Given material:
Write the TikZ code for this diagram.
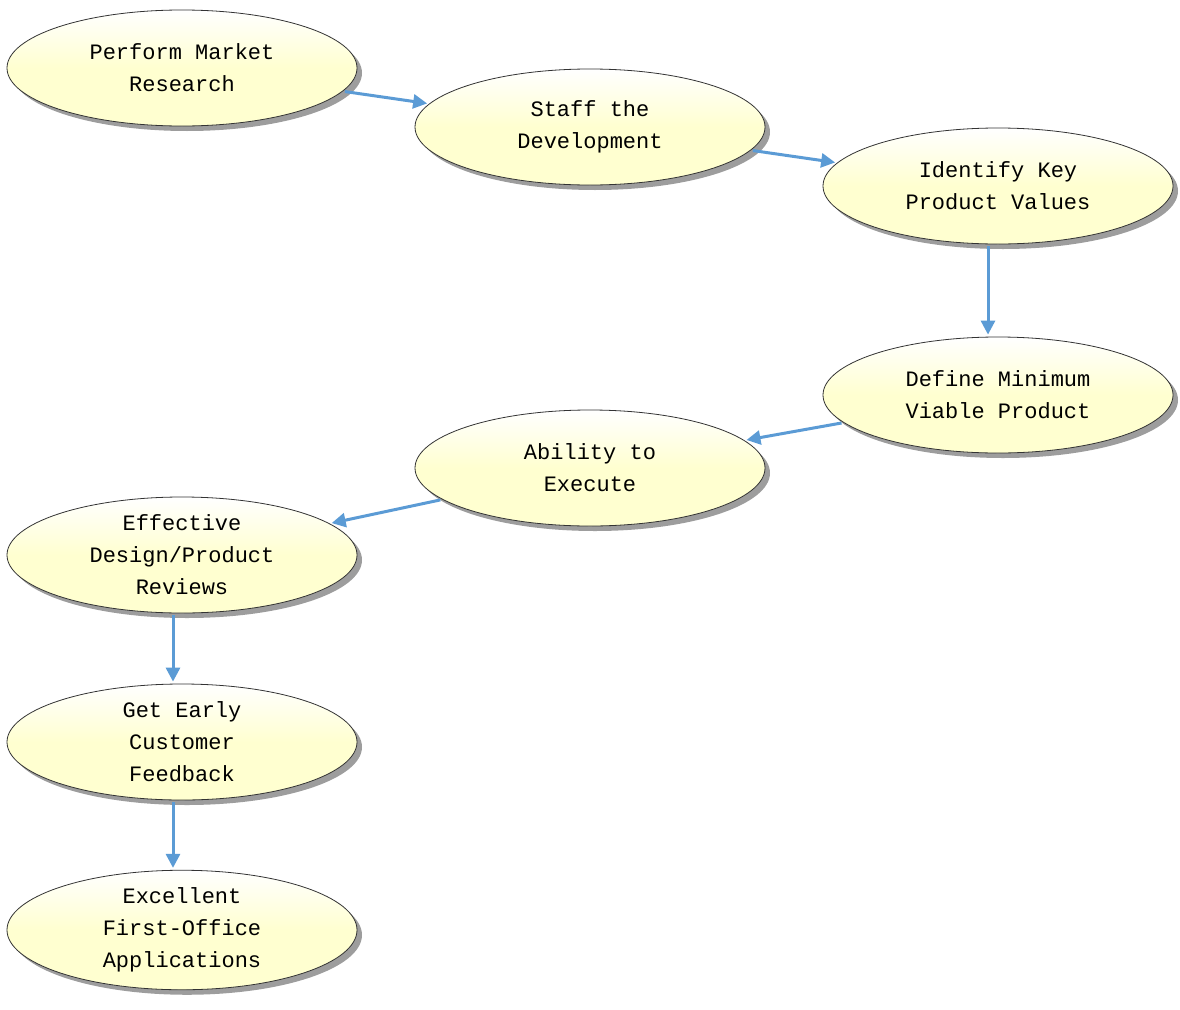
\documentclass[tikz,border=0pt]{standalone}
\usepackage{fontspec}
\setmainfont{Liberation Mono}
\usetikzlibrary{shapes.geometric,shadows,arrows.meta}
\definecolor{fillY}{HTML}{FFFFD0}
\definecolor{arr}{HTML}{5B9BD5}
\begin{document}
\begin{tikzpicture}[x=1pt,y=-1pt,
  st/.style={ellipse,minimum width=350pt,minimum height=116pt,inner sep=0pt,
    draw=black!80,line width=0.8pt,top color=white,bottom color=fillY,middle color=fillY,
    drop shadow={shadow xshift=5pt,shadow yshift=-5pt,opacity=.55,fill=black!70},
    align=center,font=\fontsize{22}{32}\selectfont},
  ar/.style={draw=arr,line width=3pt,-{Triangle[length=14pt,width=14pt]},shorten >=2pt,shorten <=2pt}]
\useasboundingbox (0,0) rectangle (1180,1009);
\node[st] (a) at (182,68) {Perform Market\\Research};
\node[st] (b) at (590,127) {Staff the\\Development};
\node[st] (c) at (998,186) {Identify Key\\Product Values};
\node[st] (d) at (998,395) {Define Minimum\\Viable Product};
\node[st] (e) at (590,468) {Ability to\\Execute};
\node[st] (f) at (182,555) {Effective\\Design/Product\\Reviews};
\node[st] (g) at (182,742) {Get Early\\Customer\\Feedback};
\node[st] (h) at (182,930) {Excellent\\First-Office\\Applications};
\draw[ar] (a) -- (b);
\draw[ar] (b) -- (c);
\draw[ar] ([xshift=-10pt]c.south) -- ([xshift=-10pt]d.north);
\draw[ar] (d) -- (e);
\draw[ar] (e) -- (f);
\draw[ar] ([xshift=-9pt]f.south) -- ([xshift=-9pt]g.north);
\draw[ar] ([xshift=-9pt]g.south) -- ([xshift=-9pt]h.north);
\end{tikzpicture}
\end{document}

Direction:
In this exercise, set down all of the data exactly, without the pictures.

Solution to the exercise:
Write the TikZ code for this diagram.
\documentclass[tikz,border=0pt]{standalone}
\usepackage{fontspec}
\setmainfont{Liberation Mono}
\usetikzlibrary{shapes.geometric,shadows,arrows.meta}
\definecolor{fillY}{HTML}{FFFFD0}
\definecolor{arr}{HTML}{5B9BD5}
\begin{document}
\begin{tikzpicture}[x=1pt,y=-1pt,
  st/.style={ellipse,minimum width=350pt,minimum height=116pt,inner sep=0pt,
    draw=black!80,line width=0.8pt,top color=white,bottom color=fillY,middle color=fillY,
    drop shadow={shadow xshift=5pt,shadow yshift=-5pt,opacity=.55,fill=black!70},
    align=center,font=\fontsize{22}{32}\selectfont},
  ar/.style={draw=arr,line width=3pt,-{Triangle[length=14pt,width=14pt]},shorten >=2pt,shorten <=2pt}]
\useasboundingbox (0,0) rectangle (1180,1009);
\node[st] (a) at (182,68) {Perform Market\\Research};
\node[st] (b) at (590,127) {Staff the\\Development};
\node[st] (c) at (998,186) {Identify Key\\Product Values};
\node[st] (d) at (998,395) {Define Minimum\\Viable Product};
\node[st] (e) at (590,468) {Ability to\\Execute};
\node[st] (f) at (182,555) {Effective\\Design/Product\\Reviews};
\node[st] (g) at (182,742) {Get Early\\Customer\\Feedback};
\node[st] (h) at (182,930) {Excellent\\First-Office\\Applications};
\draw[ar] (a) -- (b);
\draw[ar] (b) -- (c);
\draw[ar] ([xshift=-10pt]c.south) -- ([xshift=-10pt]d.north);
\draw[ar] (d) -- (e);
\draw[ar] (e) -- (f);
\draw[ar] ([xshift=-9pt]f.south) -- ([xshift=-9pt]g.north);
\draw[ar] ([xshift=-9pt]g.south) -- ([xshift=-9pt]h.north);
\end{tikzpicture}
\end{document}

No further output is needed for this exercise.